---------- Extracted data ----------
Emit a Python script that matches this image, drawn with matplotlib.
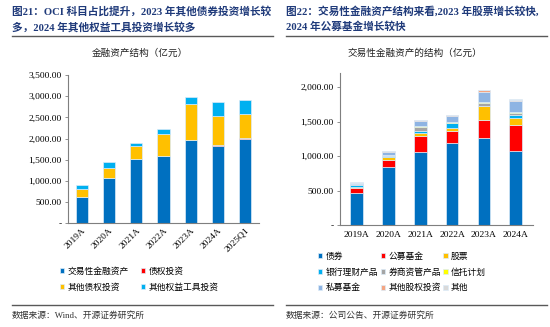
import matplotlib.pyplot as plt
from matplotlib.lines import Line2D
from matplotlib.ticker import FuncFormatter

# ---- data (亿元) ----
years_l = ['2019A', '2020A', '2021A', '2022A', '2023A', '2024A', '2025Q1']
trading = [625, 1060, 1520, 1590, 1960, 1825, 1985]
debt_inv = [5, 8, 8, 10, 10, 12, 22]
other_debt = [172, 245, 295, 515, 845, 700, 572]
other_equity = [100, 126, 72, 103, 158, 330, 330]

years_r = ['2019A', '2020A', '2021A', '2022A', '2023A', '2024A']
bonds = [460, 840, 1065, 1196, 1262, 1068]
pub_funds = [70, 105, 232, 169, 262, 375]
stocks = [18, 45, 35, 40, 195, 105]
bank_wm = [28, 10, 30, 70, 10, 48]
broker_am = [12, 15, 60, 8, 45, 35]
trust = [5, 3, 10, 5, 12, 12]
pe_funds = [15, 40, 70, 90, 148, 155]
other_eq = [8, 12, 15, 18, 20, 20]
others = [4, 5, 5, 4, 5, 5]

CJK = ['Noto Sans CJK SC', 'DejaVu Sans']
MIX = ['Liberation Serif', 'Noto Sans CJK SC']
NUM = 'Liberation Serif'
TITLE_C = '#1F3A7A'

fig = plt.figure(figsize=(5.5, 3.27), dpi=100)
W, H = 550.0, 327.0


def fx(px):
    return px / W


def fy(py):
    return 1 - py / H


def fmt(v, pos):
    return '-' if v == 0 else '{:,.2f}'.format(v)


def style_axes(ax):
    for s in ['top', 'right']:
        ax.spines[s].set_visible(False)
    for s in ['left', 'bottom']:
        ax.spines[s].set_color('#7F7F7F')
        ax.spines[s].set_linewidth(0.8)
    ax.yaxis.set_major_formatter(FuncFormatter(fmt))
    ax.tick_params(axis='y', length=2.5, width=0.6, color='#7F7F7F', labelsize=6.8, pad=2)
    ax.tick_params(axis='x', length=0, labelsize=6.8, pad=2)
    for lab in ax.get_yticklabels() + ax.get_xticklabels():
        lab.set_fontfamily(NUM)


def stack(ax, x, series, colors, labels, width):
    bottom = [0] * len(x)
    handles = []
    for vals, c, lab in zip(series, colors, labels):
        b = ax.bar(x, vals, width, bottom=bottom, color=c, edgecolor='#DCEBF8',
                   linewidth=0.5, label=lab)
        handles.append(b)
        bottom = [bb + v for bb, v in zip(bottom, vals)]
    return handles


# ---- titles / frame text ----
fig.text(fx(12), fy(11), '图21：OCI 科目占比提升，2023 年其他债券投资增长较',
         family=MIX, weight='bold', fontsize=7.7, color=TITLE_C, va='center')
fig.text(fx(12), fy(27), '多，2024 年其他权益工具投资增长较多',
         family=MIX, weight='bold', fontsize=7.7, color=TITLE_C, va='center')
fig.text(fx(286), fy(11), '图22：交易性金融资产结构来看,2023 年股票增长较快,',
         family=MIX, weight='bold', fontsize=7.7, color=TITLE_C, va='center')
fig.text(fx(286), fy(27), '2024 年公募基金增长较快',
         family=MIX, weight='bold', fontsize=7.7, color=TITLE_C, va='center')

for x0, x1 in [(12, 273), (286, 547)]:
    fig.add_artist(Line2D([fx(x0), fx(x1)], [fy(35.5), fy(35.5)], color='#595959', lw=1.0))
    fig.add_artist(Line2D([fx(x0), fx(x1)], [fy(304.5), fy(304.5)], color='#595959', lw=1.0))

fig.text(fx(140), fy(53), '金融资产结构（亿元）', family=CJK, fontsize=6.9,
         ha='center', va='center', color='#222222')
fig.text(fx(415), fy(53), '交易性金融资产的结构（亿元）', family=CJK, fontsize=6.9,
         ha='center', va='center', color='#222222')

fig.text(fx(12), fy(315), '数据来源：Wind、开源证券研究所', family=MIX, fontsize=6.3,
         va='center', color='#333333')
fig.text(fx(286), fy(315), '数据来源：公司公告、开源证券研究所', family=MIX, fontsize=6.3,
         va='center', color='#333333')

# ---- left chart ----
axl = fig.add_axes([fx(68), fy(223.3), fx(259 - 68), (223.3 - 75) / H])
xl = list(range(len(years_l)))
hl = stack(axl, xl, [trading, debt_inv, other_debt, other_equity],
           ['#0070C0', '#FF0000', '#FFC000', '#00B0F0'],
           ['交易性金融资产', '债权投资', '其他债权投资', '其他权益工具投资'], 0.45)
axl.set_ylim(0, 3500)
axl.set_yticks(range(0, 3501, 500))
axl.set_xlim(-0.5, 6.5)
axl.set_xticks(xl)
axl.set_xticklabels(years_l, rotation=45, ha='right', rotation_mode='anchor')
style_axes(axl)

fig.legend([hl[0], hl[2], hl[1], hl[3]],
           ['交易性金融资产', '其他债权投资', '债权投资', '其他权益工具投资'],
           loc='upper left', bbox_to_anchor=(fx(60), fy(267)), ncol=2, frameon=False,
           prop={'family': CJK, 'size': 6.3}, handlelength=0.5, handleheight=0.5,
           handletextpad=0.4, columnspacing=1.3, labelspacing=0.75, borderpad=0,
           borderaxespad=0)

# ---- right chart ----
axr = fig.add_axes([fx(340), fy(225), fx(533 - 340), (225 - 73.3) / H])
xr = list(range(len(years_r)))
labels_r = ['债券', '公募基金', '股票', '银行理财产品', '券商资管产品', '信托计划',
            '私募基金', '其他股权投资', '其他']
colors_r = ['#0070C0', '#FF0000', '#FFC000', '#00B0F0', '#A5A5A5', '#FFFF00',
            '#8EB4E3', '#F4A582', '#D9D9D9']
hr = stack(axr, xr, [bonds, pub_funds, stocks, bank_wm, broker_am, trust, pe_funds,
                     other_eq, others], colors_r, labels_r, 0.4)
axr.set_ylim(0, 2200)
axr.set_yticks(range(0, 2001, 500))
axr.set_xlim(-0.52, 5.54)
axr.set_xticks(xr)
axr.set_xticklabels(years_r)
style_axes(axr)
axr.tick_params(axis='x', pad=4)

order = [0, 3, 6, 1, 4, 7, 2, 5, 8]
fig.legend([hr[i] for i in order], [labels_r[i] for i in order],
           loc='upper left', bbox_to_anchor=(fx(318), fy(252)), ncol=3, frameon=False,
           prop={'family': CJK, 'size': 6.3}, handlelength=0.5, handleheight=0.5,
           handletextpad=0.4, columnspacing=0.25, labelspacing=0.75, borderpad=0,
           borderaxespad=0)

fig.savefig('out.png', dpi=100)
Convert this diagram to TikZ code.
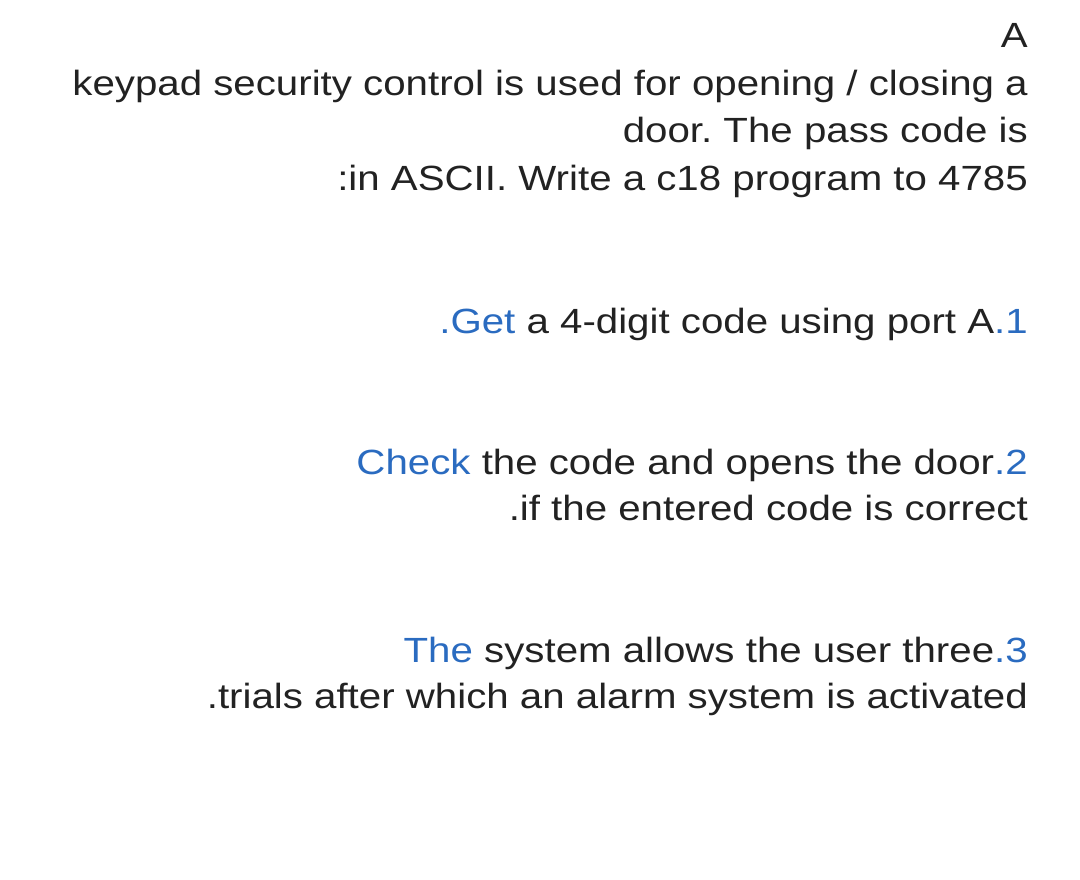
\documentclass[tikz,border=0pt]{standalone}
\usepackage{fontspec}
\setmainfont[FakeStretch=1.15]{Liberation Sans}
\definecolor{lnk}{HTML}{2A6BC0}
\definecolor{txt}{HTML}{222222}
\begin{document}
\frenchspacing
\begin{tikzpicture}[x=1pt,y=-1pt,
  ln/.style={anchor=base east,inner sep=0pt,font=\fontsize{35}{44}\selectfont,text=txt}]
\useasboundingbox[fill=white] (0,0) rectangle (1080,880);
\node[ln] (l1) at (1028,48) {A};
\node[ln] (l2) at (1028,96) {keypad security control is used for opening / closing a};
\node[ln] (l3) at (1028,143) {door. The pass code is};
\node[ln] (l4) at (1028,191) {:in ASCII. Write a c18 program to 4785};
\node[ln] (l5) at (1028,333) {\textcolor{lnk}{.Get} a 4-digit code using port A\textcolor{lnk}{.1}};
\node[ln] (l6) at (1028,474) {\textcolor{lnk}{Check} the code and opens the door\textcolor{lnk}{.2}};
\node[ln] (l7) at (1028,520) {.if the entered code is correct};
\node[ln] (l8) at (1028,662) {\textcolor{lnk}{The} system allows the user three\textcolor{lnk}{.3}};
\node[ln] (l9) at (1028,708) {.trials after which an alarm system is activated};
\end{tikzpicture}
\end{document}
----------
The exercise: Return exactly what appears from the opening line of the material through the line with "others = [4, 5, 5, 4, 5, 5]", apart from the pictures.

Result:
Emit a Python script that matches this image, drawn with matplotlib.
import matplotlib.pyplot as plt
from matplotlib.lines import Line2D
from matplotlib.ticker import FuncFormatter

# ---- data (亿元) ----
years_l = ['2019A', '2020A', '2021A', '2022A', '2023A', '2024A', '2025Q1']
trading = [625, 1060, 1520, 1590, 1960, 1825, 1985]
debt_inv = [5, 8, 8, 10, 10, 12, 22]
other_debt = [172, 245, 295, 515, 845, 700, 572]
other_equity = [100, 126, 72, 103, 158, 330, 330]

years_r = ['2019A', '2020A', '2021A', '2022A', '2023A', '2024A']
bonds = [460, 840, 1065, 1196, 1262, 1068]
pub_funds = [70, 105, 232, 169, 262, 375]
stocks = [18, 45, 35, 40, 195, 105]
bank_wm = [28, 10, 30, 70, 10, 48]
broker_am = [12, 15, 60, 8, 45, 35]
trust = [5, 3, 10, 5, 12, 12]
pe_funds = [15, 40, 70, 90, 148, 155]
other_eq = [8, 12, 15, 18, 20, 20]
others = [4, 5, 5, 4, 5, 5]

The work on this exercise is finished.